Described as “one of the shyest attention hogs to ever do comedy,” Ralph Barbosa is a young Latino comic from Dallas, Texas, with a laid-back style that’s become his signature form of comic delivery. The up-and-comer won the 2019 Funniest Comic in Texas competition, and in 2021, he went on to win the New York Latino Film Festival Stand-Up competition.
Most recently, Barbosa’s career has caught fire with appearances on HBO Max’s special “Entre Nos: The Winners 3,” Directed by Latina comic Aida Rodriguez, and made his late-night debut on “The Tonight Show” with Jimmy Fallon. Barbosa proudly posted to his Instagram page that a “young Texas boy made it to the Tonight show.”
On January 8, 2023, Barbosa posted a video of legendary comedian George Lopez interviewing comedian Steve Trevino on Lopez’s “OMG HI” podcast. The conversation was innocuous enough until Trevino began mentioning Barbosa’s name in a conversation about helping others come up in the business.
Lopez responded to Trevino’s mention of Barbosa by asking Trevino, “Nobody knows who that motherfucker is, why are you saying his name?" Trevino responded by saying he’s doing what he preaches, and wondered, “can we bring this kid up?” Lopez continues to belabor his opinion that no one knows who Barbosa is, turns to an off-camera person, and asks if he’s being mean.
Trevino, sounding and looking disturbed about Lopez’s aggressiveness, went on to defend that he wants to “look out for others” after Lopez states, “you have to look out for yourself.”

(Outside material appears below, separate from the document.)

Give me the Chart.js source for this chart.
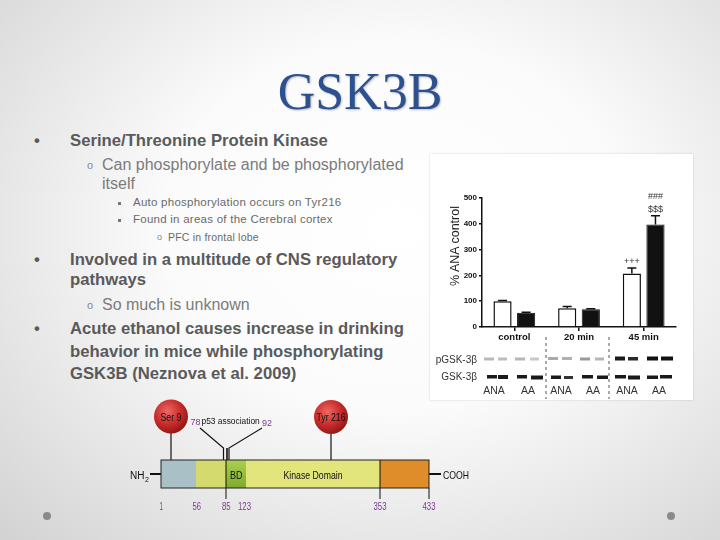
<!DOCTYPE html>
<html>
<head>
<meta charset="utf-8">
<script src="https://cdn.jsdelivr.net/npm/chart.js@4.4.1/dist/chart.umd.min.js"></script>
<style>
  html, body { margin: 0; padding: 0; }
  body {
    width: 720px; height: 540px; overflow: hidden; position: relative;
    font-family: "Liberation Sans", Arial, sans-serif;
    background: radial-gradient(ellipse 80% 85% at 55% 42%, #ffffff 0%, #fbfbfb 40%, #d0d0d0 100%);
  }
  .title {
    position: absolute; left: 0; width: 720px; top: 61px; text-align: center;
    font-family: "Liberation Serif", "Times New Roman", serif; font-size: 52px; line-height: 1.2;
    color: #2d5090; text-shadow: 1px 1px 2px rgba(0, 0, 0, 0.25);
  }
  .t { position: absolute; white-space: nowrap; line-height: 1.2; }
  .l1 { font-size: 16.7px; font-weight: bold; color: #5a5a5a; }
  .l2 { font-size: 16px; color: #7b7b7b; }
  .l3 { font-size: 11.5px; color: #6a6a6a; letter-spacing: 0.25px; }
  .l4 { font-size: 10.5px; color: #6a6a6a; letter-spacing: 0.2px; }
  .ob { font-size: 11px; color: #888; }
  .ob4 { font-size: 9px; color: #888; }
  .sq { position: absolute; width: 3px; height: 3px; background: #777; }
  #fig {
    position: absolute; left: 430px; top: 154px; width: 263px; height: 246px;
    background: #fff; box-shadow: 0 0 2px rgba(0, 0, 0, 0.18);
  }
  #chart { position: absolute; left: 430px; top: 160px; }
  .ytitle {
    position: absolute; left: 455px; top: 246px; white-space: nowrap;
    font-size: 12.5px; color: #222; transform: translate(-50%, -50%) rotate(-90deg);
  }
  svg.ov { position: absolute; left: 0; top: 0; }
</style>
</head>
<body>
<div class="title">GSK3B</div>

<div class="t l1" style="left:34px;top:131px;">•</div>
<div class="t l1" style="left:70px;top:131px;">Serine/Threonine Protein Kinase</div>
<div class="t ob" style="left:87px;top:159px;">o</div>
<div class="t l2" style="left:102px;top:155px;">Can phosphorylate and be phosphorylated</div>
<div class="t l2" style="left:102px;top:174px;">itself</div>
<div class="sq" style="left:118px;top:202px;"></div>
<div class="t l3" style="left:133px;top:196px;">Auto phosphorylation occurs on Tyr216</div>
<div class="sq" style="left:118px;top:219px;"></div>
<div class="t l3" style="left:133px;top:213px;">Found in areas of the Cerebral cortex</div>
<div class="t ob4" style="left:157px;top:232px;">o</div>
<div class="t l4" style="left:168px;top:231px;">PFC in frontal lobe</div>
<div class="t l1" style="left:34px;top:250px;">•</div>
<div class="t l1" style="left:70px;top:250px;">Involved in a multitude of CNS regulatory</div>
<div class="t l1" style="left:70px;top:270px;">pathways</div>
<div class="t ob" style="left:87px;top:299px;">o</div>
<div class="t l2" style="left:102px;top:295px;">So much is unknown</div>
<div class="t l1" style="left:34px;top:319px;">•</div>
<div class="t l1" style="left:70px;top:319px;">Acute ethanol causes increase in drinking</div>
<div class="t l1" style="left:70px;top:342px;">behavior in mice while phosphorylating</div>
<div class="t l1" style="left:70px;top:364px;">GSK3B (Neznova et al. 2009)</div>

<div id="fig"></div>
<canvas id="chart" width="263" height="183"></canvas>
<div class="ytitle">% ANA control</div>

<!-- western blot strip under the bar chart -->
<svg class="ov" width="720" height="540" font-family="Liberation Sans, Arial, sans-serif">
  <text x="477" y="363" font-size="10" fill="#333" text-anchor="end">pGSK-3β</text>
  <text x="477" y="380" font-size="10" fill="#333" text-anchor="end">GSK-3β</text>
  <g fill="#333" font-size="10.5" text-anchor="middle">
    <text x="494" y="394">ANA</text><text x="528" y="394">AA</text>
    <text x="561" y="394">ANA</text><text x="593" y="394">AA</text>
    <text x="627" y="394">ANA</text><text x="659" y="394">AA</text>
  </g>
  <g>
    <rect x="484" y="357.5" width="10" height="3" fill="#b9b9b9"/>
    <rect x="498" y="357.5" width="9" height="3" fill="#bdbdbd"/>
    <rect x="515" y="357.5" width="10" height="3" fill="#b5b5b5"/>
    <rect x="530" y="357.5" width="9" height="3" fill="#c8c8c8"/>
    <rect x="548" y="357" width="10" height="3" fill="#aaaaaa"/>
    <rect x="562" y="357" width="10" height="3" fill="#b0b0b0"/>
    <rect x="580" y="357.5" width="10" height="3" fill="#999"/>
    <rect x="595" y="357.5" width="9" height="3" fill="#b5b5b5"/>
    <rect x="615" y="356.5" width="10" height="4" fill="#1a1a1a"/>
    <rect x="628" y="357" width="10" height="3.5" fill="#2a2a2a"/>
    <rect x="647" y="356.5" width="11" height="4" fill="#111"/>
    <rect x="661" y="356.5" width="12" height="4" fill="#111"/>
  </g>
  <g fill="#1a1a1a">
    <rect x="487" y="375" width="10" height="3.5"/>
    <rect x="498" y="375" width="10" height="4"/>
    <rect x="517" y="375" width="10" height="3.5"/>
    <rect x="531" y="375.5" width="12" height="4"/>
    <rect x="551" y="375.5" width="10" height="3.5"/>
    <rect x="564" y="376" width="9" height="3" fill="#333"/>
    <rect x="582" y="375" width="11" height="3.5"/>
    <rect x="597" y="375.5" width="11" height="3.5"/>
    <rect x="615" y="375" width="11" height="3.5"/>
    <rect x="628" y="375.5" width="12" height="4"/>
    <rect x="647" y="375.5" width="11" height="3.5"/>
    <rect x="660" y="375" width="12" height="3.5"/>
  </g>
  <g stroke="#555" stroke-width="1" stroke-dasharray="3 3">
    <line x1="546" y1="337" x2="546" y2="399"/>
    <line x1="609" y1="337" x2="609" y2="399"/>
  </g>
</svg>

<!-- protein domain diagram -->
<svg class="ov" width="720" height="540" font-family="Liberation Sans, Arial, sans-serif">
  <defs>
    <radialGradient id="ball" cx="40%" cy="35%" r="70%">
      <stop offset="0" stop-color="#ea6a66"/>
      <stop offset="0.55" stop-color="#c92c2a"/>
      <stop offset="1" stop-color="#8c1512"/>
    </radialGradient>
    <linearGradient id="bd" x1="0" y1="0" x2="0" y2="1">
      <stop offset="0" stop-color="#abd04e"/>
      <stop offset="1" stop-color="#7eab2c"/>
    </linearGradient>
  </defs>
  <g stroke="#111" stroke-width="1.2" fill="none">
    <line x1="171" y1="433" x2="171" y2="460"/>
    <line x1="331" y1="434" x2="331" y2="460"/>
    <polyline points="200,428 223.5,448 223.5,460"/>
    <polyline points="262,428 229,448 229,460"/>
    <line x1="227" y1="448" x2="227" y2="460" stroke-width="1.6"/>
  </g>
  <line x1="150" y1="474" x2="161" y2="474" stroke="#111" stroke-width="2"/>
  <line x1="429" y1="474" x2="441" y2="474" stroke="#111" stroke-width="2"/>
  <rect x="161" y="460" width="35" height="28" fill="#a9c1c6"/>
  <rect x="196" y="460" width="30" height="28" fill="#d5da6e"/>
  <rect x="226" y="460" width="20" height="28" fill="url(#bd)"/>
  <rect x="246" y="460" width="134" height="28" fill="#e2e47c"/>
  <rect x="380" y="460" width="49" height="28" fill="#df8c2a"/>
  <rect x="161" y="460" width="268" height="28" fill="none" stroke="#222" stroke-width="1"/>
  <g stroke="#111" stroke-width="1">
    <line x1="226" y1="460" x2="226" y2="499"/>
    <line x1="380" y1="460" x2="380" y2="499"/>
    <line x1="429" y1="488" x2="429" y2="499"/>
  </g>
  <circle cx="171" cy="416.5" r="17" fill="url(#ball)"/>
  <circle cx="331" cy="417" r="17" fill="url(#ball)"/>
  <g fill="#111" font-size="10.5">
    <text x="160.5" y="421" textLength="21" lengthAdjust="spacingAndGlyphs">Ser 9</text>
    <text x="316.5" y="421" textLength="29" lengthAdjust="spacingAndGlyphs">Tyr 216</text>
    <text x="201.5" y="424" font-size="8.4">p53 association</text>
    <text x="130" y="479" font-size="10">NH</text>
    <text x="145" y="482" font-size="7">2</text>
    <text x="443" y="479" font-size="11" textLength="26" lengthAdjust="spacingAndGlyphs">COOH</text>
    <text x="230" y="479" font-size="11" textLength="12.5" lengthAdjust="spacingAndGlyphs">BD</text>
    <text x="283.5" y="479" textLength="59" lengthAdjust="spacingAndGlyphs">Kinase Domain</text>
  </g>
  <g fill="#7c3a8e" font-size="10.5">
    <text x="190.5" y="425" font-size="9">78</text>
    <text x="262" y="426" font-size="9">92</text>
    <text x="159.5" y="510" textLength="3.5" lengthAdjust="spacingAndGlyphs">1</text>
    <text x="192.5" y="510" textLength="8.5" lengthAdjust="spacingAndGlyphs">56</text>
    <text x="222" y="510" textLength="8.5" lengthAdjust="spacingAndGlyphs">85</text>
    <text x="238" y="510" textLength="13" lengthAdjust="spacingAndGlyphs">123</text>
    <text x="373.5" y="510" textLength="13" lengthAdjust="spacingAndGlyphs">353</text>
    <text x="422.5" y="510" textLength="13" lengthAdjust="spacingAndGlyphs">433</text>
  </g>
  <circle cx="47" cy="516" r="4" fill="#8a8a8a"/>
  <circle cx="671" cy="516" r="4" fill="#8a8a8a"/>
</svg>

<script>
const categories = ['control', '20 min', '45 min'];
const anaValues = [100, 73, 207];
const aaValues = [55, 69, 397];
const anaErrors = [3, 6, 22];
const aaErrors = [2, 2, 34];
const anaMarks = [[], [], ['+++']];
const aaMarks = [[], [], ['###', '$$$']];
const yTicks = [0, 100, 200, 300, 400, 500];

const FONT = '"Liberation Sans", Arial, sans-serif';

// SEM whiskers plus the significance symbols above them
const errorBars = {
  id: 'errorBars',
  afterDatasetsDraw(chart) {
    const { ctx } = chart;
    const y = chart.scales.y;
    chart.data.datasets.forEach((ds, i) => {
      const meta = chart.getDatasetMeta(i);
      meta.data.forEach((bar, j) => {
        const top = y.getPixelForValue(ds.data[j] + ds.errors[j]);
        ctx.save();
        ctx.strokeStyle = '#111';
        ctx.lineWidth = 1.5;
        ctx.beginPath();
        ctx.moveTo(bar.x, bar.y);
        ctx.lineTo(bar.x, top);
        ctx.moveTo(bar.x - 4.5, top);
        ctx.lineTo(bar.x + 4.5, top);
        ctx.stroke();

        const marks = ds.marks[j];
        ctx.fillStyle = '#333';
        ctx.font = '9px ' + FONT;
        ctx.textAlign = 'center';
        ctx.textBaseline = 'alphabetic';
        for (let k = 0; k < marks.length; k++) {
          const line = marks[marks.length - 1 - k];
          ctx.fillText(line, bar.x, top - 4 - k * 13);
        }
        ctx.restore();
      });
    });
  }
};

new Chart(document.getElementById('chart'), {
  type: 'bar',
  data: {
    labels: categories,
    datasets: [
      {
        label: 'ANA',
        data: anaValues,
        errors: anaErrors,
        marks: anaMarks,
        backgroundColor: '#ffffff',
        borderColor: '#111111',
        borderWidth: 1.5,
        categoryPercentage: 0.73,
        barPercentage: 0.77
      },
      {
        label: 'AA',
        data: aaValues,
        errors: aaErrors,
        marks: aaMarks,
        backgroundColor: '#111111',
        borderColor: '#111111',
        borderWidth: 1,
        categoryPercentage: 0.73,
        barPercentage: 0.77
      }
    ]
  },
  options: {
    responsive: false,
    animation: false,
    layout: { padding: { top: 38, right: 17, left: 0, bottom: 0 } },
    plugins: {
      legend: { display: false },
      tooltip: { enabled: false }
    },
    scales: {
      x: {
        grid: {
          drawOnChartArea: false,
          offset: false,
          tickLength: 4,
          color: '#111',
          lineWidth: 1.5
        },
        border: { color: '#111', width: 1.5 },
        ticks: {
          color: '#111',
          padding: 1,
          font: { family: FONT, size: 9.5, weight: 'bold' }
        },
        afterFit: (scale) => { scale.height = 16; }
      },
      y: {
        min: 0,
        max: 500,
        afterBuildTicks: (scale) => { scale.ticks = yTicks.map(v => ({ value: v })); },
        grid: {
          drawOnChartArea: false,
          tickLength: 3,
          color: '#111',
          lineWidth: 1.5
        },
        border: { color: '#111', width: 1.5 },
        ticks: {
          color: '#111',
          padding: 2,
          font: { family: FONT, size: 8, weight: 'bold' }
        },
        afterFit: (scale) => { scale.width = 52; }
      }
    }
  },
  plugins: [errorBars]
});
</script>
</body>
</html>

Barbosa’s post confronting the comedic legend head-on with his own video mashup response went viral accumulating 50,000 likes in under 20 hours.
This interaction begs the question, though, is Lopez perpetuating the classic “crabs in the bucket” and “scarcity” mentality that plagues so many Latinos, especially older ones? There are now at least 62.6 million Latinos in the U.S., making Latinos the largest community of people of color, making up almost 19% of the population, and yet at every level of success in American society, including entertainment and media, Latinos are grossly underrepresented.
In comedy, where the genre is dominated by white men, Latinos only make up 15% of standup comedians, making Lopez’s comments all the more harmful to a community that has notoriously not come together to lift each other up, and also allowed differences in national heritage to tear them apart with things as simple as Latino, Latinx, or Latine labels.
With friends like Lopez, who needs enemies?